HOLMES v. RUNYAN ASSOCIATE, INC.
United States District Court, Southern District of West Virginia (2009)
Facts
- The plaintiff, Justin W. Holmes, filed a lawsuit against the defendants, Runyan Associates and PHH Mortgage Corporation, after entering into a purchase agreement for a home contingent on financing.
- Holmes, who worked at Wendy's and had a high school education, was preapproved for a loan by PHH Mortgage through Runyan.
- Holmes was assured that his monthly mortgage payment would be $418 with no down payment.
- However, he was later informed that mortgage insurance would increase his payment by an additional $79 per month.
- Two days before the scheduled closing, Runyan's agent threatened Holmes with a lawsuit if he did not proceed with the closing, which led him to attend the closing despite his concerns about the increased payment.
- Holmes subsequently filed a four-count complaint in the Circuit Court of Kanawha County, alleging unconscionable contract, duress, joint venture, and failure to provide a written statement of account.
- The defendants removed the case to federal court, and PHH Mortgage moved to dismiss Counts II and III.
- The court considered the motion on December 15, 2009, leading to this opinion.
Issue
- The issues were whether Holmes adequately stated a claim for duress against PHH Mortgage and whether a joint venture claim could be asserted against the company.
Holding — Copenhaver, J.
- The United States District Court for the Southern District of West Virginia held that Counts II and III of Holmes' complaint were dismissed against PHH Mortgage without prejudice.
Rule
- A claim for duress requires sufficient allegations of unlawful threats or conduct that leaves the plaintiff with no reasonable alternative, and a joint venture must involve a contractual agreement and shared purpose among the parties.
Reasoning
- The United States District Court reasoned that Holmes failed to allege sufficient facts to support a claim for duress, as West Virginia law does not recognize an independent claim for duress.
- The court noted that while economic duress is acknowledged, Holmes did not meet the necessary elements, particularly failing to demonstrate he had no reasonable alternative but to acquiesce to the transaction.
- Regarding the joint venture claim, the court found that Holmes did not provide adequate factual support for the existence of a joint venture, as he did not allege a contract or an agreement to share profits between the defendants.

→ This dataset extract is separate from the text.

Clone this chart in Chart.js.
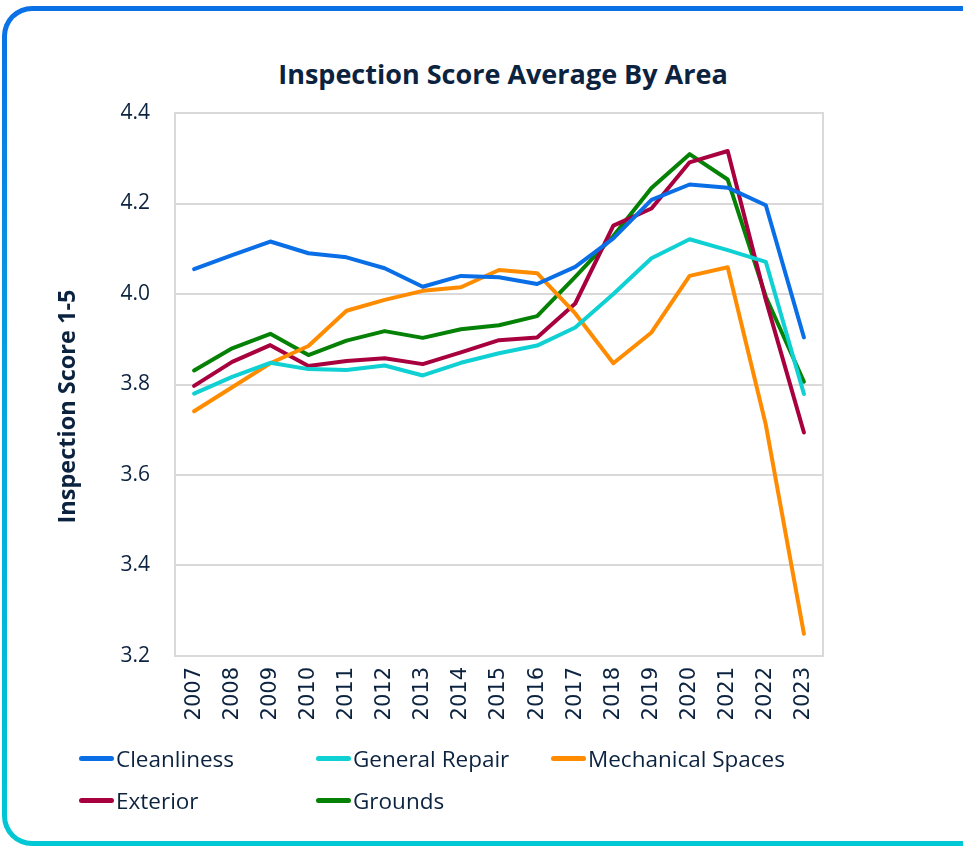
<!DOCTYPE html>
<html>
<head>
<meta charset="utf-8">
<script src="https://cdn.jsdelivr.net/npm/chart.js@4.4.1/dist/chart.umd.min.js"></script>
<style>
  html, body { margin: 0; padding: 0; background: #fff; }
  body { width: 963px; height: 846px; position: relative; overflow: hidden; font-family: "Open Sans", sans-serif; color: #0c2340; }
  .frame {
    position: absolute; left: 2px; top: 6px; width: 1000px; height: 840px; box-sizing: border-box;
    border-radius: 30px; padding: 5px;
    background: linear-gradient(to bottom, #0a70e6 0%, #05a8de 50%, #00c8d4 100%);
  }
  .frame-inner { width: 100%; height: 100%; background: #fff; border-radius: 25px; }
  #title { position: absolute; top: 55px; left: 0; width: 1006px; text-align: center; font-size: 27px; font-weight: 700; color: #0c2340; }
  #wrap { position: absolute; left: 0; top: 0; width: 963px; height: 846px; }
  #legend { position: absolute; left: 79px; top: 742px; width: 760px; display: grid; grid-template-columns: 237px 235px 260px; row-gap: 10px; }
  .item { display: flex; align-items: center; height: 32px; font-size: 22.5px; color: #0c2340; white-space: nowrap; }
  .swatch { width: 35px; height: 5px; border-radius: 3px; margin-right: 2px; }
</style>
</head>
<body>
<div class="frame"><div class="frame-inner"></div></div>
<div id="title">Inspection Score Average By Area</div>
<div id="wrap"><canvas id="chart"></canvas></div>
<div id="legend"></div>
<script>
const years = ['2007','2008','2009','2010','2011','2012','2013','2014','2015','2016','2017','2018','2019','2020','2021','2022','2023'];
const cleanliness = [4.055, 4.086, 4.116, 4.090, 4.081, 4.057, 4.016, 4.040, 4.037, 4.022, 4.060, 4.123, 4.208, 4.242, 4.235, 4.196, 3.904];
const generalRepair = [3.780, 3.817, 3.848, 3.834, 3.832, 3.842, 3.820, 3.848, 3.869, 3.886, 3.926, 4.000, 4.079, 4.121, 4.097, 4.071, 3.779];
const mechanical = [3.741, 3.794, 3.847, 3.885, 3.963, 3.987, 4.007, 4.015, 4.053, 4.046, 3.957, 3.847, 3.915, 4.040, 4.059, 3.711, 3.249];
const exterior = [3.797, 3.850, 3.887, 3.841, 3.852, 3.858, 3.845, 3.871, 3.898, 3.904, 3.979, 4.151, 4.189, 4.291, 4.316, 3.987, 3.694];
const grounds = [3.831, 3.880, 3.912, 3.865, 3.897, 3.918, 3.903, 3.922, 3.931, 3.951, 4.038, 4.128, 4.234, 4.309, 4.253, 3.994, 3.806];
const yTitle = 'Inspection Score 1-5';

const textColor = '#0c2340';
const gridColor = '#d9d9d9';

const series = [
    { label: 'Cleanliness', data: cleanliness, color: '#0a6fe6' },
    { label: 'General Repair', data: generalRepair, color: '#0fd0d2' },
    { label: 'Mechanical Spaces', data: mechanical, color: '#ff8c00' },
    { label: 'Exterior', data: exterior, color: '#a8003f' },
    { label: 'Grounds', data: grounds, color: '#058205' }
];

// grey box round the plot area, and the y title (sits a bit below the axis middle)
const plotBox = {
    id: 'plotBox',
    beforeDatasetsDraw(chart) {
        const a = chart.chartArea, ctx = chart.ctx;
        ctx.save();
        ctx.strokeStyle = gridColor;
        ctx.lineWidth = 2;
        ctx.strokeRect(a.left, a.top, a.right - a.left, a.bottom - a.top);
        ctx.restore();
    },
    afterDraw(chart) {
        const a = chart.chartArea, ctx = chart.ctx;
        ctx.save();
        ctx.translate(68, (a.top + a.bottom) / 2 + 22);
        ctx.rotate(-Math.PI / 2);
        ctx.font = 'bold 23.5px "Open Sans"';
        ctx.fillStyle = textColor;
        ctx.textAlign = 'center';
        ctx.textBaseline = 'middle';
        ctx.fillText(yTitle, 0, 0);
        ctx.restore();
    }
};

const canvas = document.getElementById('chart');
const chart = new Chart(canvas.getContext('2d'), {
    type: 'line',
    data: {
        labels: years,
        datasets: series.map(s => ({
            label: s.label, data: s.data, borderColor: s.color, backgroundColor: s.color,
            borderWidth: 4, pointRadius: 0, tension: 0, borderCapStyle: 'round', borderJoinStyle: 'round'
        }))
    },
    options: {
        responsive: true,
        maintainAspectRatio: false,
        animation: false,
        layout: { padding: { left: 0, top: 113, right: 140, bottom: 0 } },
        plugins: { legend: { display: false }, title: { display: false }, tooltip: { enabled: false } },
        scales: {
            x: {
                offset: true,
                grid: { display: false, drawTicks: false },
                border: { display: false },
                ticks: { color: textColor, font: { family: 'DejaVu Sans', size: 21 }, minRotation: 90, maxRotation: 90, padding: 11, autoSkip: false },
                afterFit: scale => { scale.height = 190; }
            },
            y: {
                min: 3.2, max: 4.4,
                grid: { color: gridColor, lineWidth: 2, drawTicks: false },
                border: { display: false },
                ticks: { stepSize: 0.2, color: textColor, font: { family: 'Open Sans', size: 21 }, padding: 25, callback: v => v.toFixed(1) },
                afterFit: scale => { scale.width = 175; }
            }
        }
    },
    plugins: [plotBox]
});

// html legend in three columns, built from the datasets
const legend = document.getElementById('legend');
chart.data.datasets.forEach(ds => {
    const item = document.createElement('div');
    item.className = 'item';
    item.innerHTML = '<span class="swatch" style="background:' + ds.borderColor + '"></span>' + ds.label;
    legend.appendChild(item);
});
</script>
</body>
</html>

- The court referenced previous cases to highlight that a joint venture must involve a contractual relationship and shared purpose, neither of which was sufficiently pled by Holmes.
- Therefore, the court dismissed both counts without prejudice, allowing the possibility for Holmes to amend his complaint.
Deep Dive: How the Court Reached Its Decision
Court's Reasoning on Duress
The court reasoned that Holmes' claim for duress against PHH Mortgage failed because West Virginia law does not recognize an independent claim for duress. While acknowledging that economic duress is a recognized concept in the state, the court highlighted that Holmes did not sufficiently demonstrate the necessary elements to establish such a claim. Specifically, the court pointed out that Holmes did not meet the third element of economic duress, which requires the plaintiff to show that he had no reasonable alternative but to acquiesce to the transaction. The court noted that even though Holmes faced pressure to close the deal, he did not allege facts indicating that he was left without any reasonable options. Therefore, the court determined that Count II lacked sufficient factual allegations to state a plausible claim for relief under the standards set forth in prior case law, leading to its dismissal against PHH Mortgage without prejudice.
Court's Reasoning on Joint Venture
In evaluating Count III, the court found that Holmes did not adequately plead the existence of a joint venture between the defendants. The court noted that, under West Virginia law, a joint venture requires a contractual agreement and a shared purpose among the parties involved. Holmes' assertion that the defendants acted with a joint purpose was deemed conclusory, as he failed to provide any specific factual basis for such a claim. Additionally, the court observed that there was no mention of a written or verbal contract indicating a joint venture or an agreement to share profits. The court referenced prior cases where joint venture claims were upheld, emphasizing that such claims necessitate clear evidence of collaboration and mutual consent. Ultimately, the court concluded that Holmes did not present the requisite factual support to establish a viable joint venture claim, resulting in the dismissal of Count III against PHH Mortgage without prejudice.
Conclusion of the Court
The court ultimately determined that Holmes had failed to plead sufficient facts to survive PHH Mortgage's motion to dismiss. Both Counts II and III were dismissed without prejudice, allowing Holmes the opportunity to amend his complaint to address the deficiencies identified by the court. This decision highlighted the importance of meeting the pleading standards set forth in the Federal Rules of Civil Procedure, particularly the requirements for stating a claim that is plausible on its face. The court's analysis underscored the necessity for plaintiffs to provide specific factual allegations that support their claims, especially when dealing with concepts such as duress and joint ventures. By dismissing the counts without prejudice, the court left open the possibility for Holmes to reassert his claims if he could provide the necessary factual basis in an amended complaint.